Alice at the entrance to the Peace Garden,  Minneapolis, Spring 2001


Leaving the monastery turned out to be a liberating experience for both of us. Our marriage brought us both to a sanctuary of inner peace. The restraint of unwieldy “creeds” was gone. My mind embraced the freedom to explore and ask questions without twisting answers to fit inherited beliefs.  And it turned out to be OK to embrace life as a mystery without having an answer.

Freed from the time consuming repetition of prayers and religious ceremonies I had  more time for my study and studio. More importantly,  regional nature preserves became my sanctuary for meditation and reflection . Coupled with the study of world cultures these meditations nurtured a growing interest in our human relationship to nature and ecological ethics. For me our nature preserves emerged as precious "sanctuaries" of our time, cathedrals nurturing life.

Peace Garden, Minneapolis, Spring 2001

Through these sanctuaries the mystery of life and the immensity of cosmos has seeped more and more into my consciousness.  This new life heightened my inner experience of  "being here", awakening me to the binding interconnections to each other, to other life, and to the earth.  This experience has charged me with a spiritual strength and peace I had not known before. It has brought me to embrace life more fully and to stand without any fear of the unknown. 

Note 1. I was appointed Staff Editor for Art & Architecture for the New Catholic Encyclopedia, a 15 Volume standard reference published by McGraw Hill in 1968. This project kept me in Washington at Catholic University for most of the time from 1964 to 1967.

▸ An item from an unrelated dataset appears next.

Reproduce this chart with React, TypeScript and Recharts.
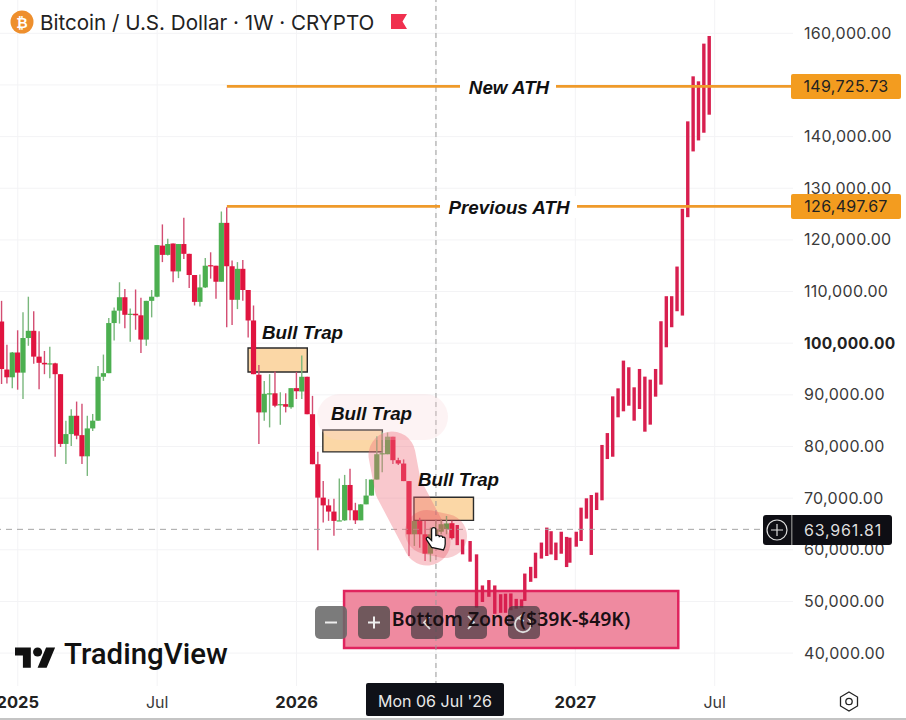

Note 2.  *Brand is quoted from PART III, A TIME TO CAST AWAY STONES    

BRAND: (his face lifted up towards the descending avalanche):

            The jaws of death encompass me

            God above!

            Does it all count for naught with Thee

That man in anguish strives to be?

(The avalanche sweeps him away. The valley is buried in snow. Through the roar a Voice is heard.) 

VOICE: God is love.
________________
Ibsen: Brand, trans. W.H.Auden, in Dag Mammerskjöld, . (New York:  Alfred A.Knopf, 1964), p.204

*Thanks to to Aaron Marx for confirming my source.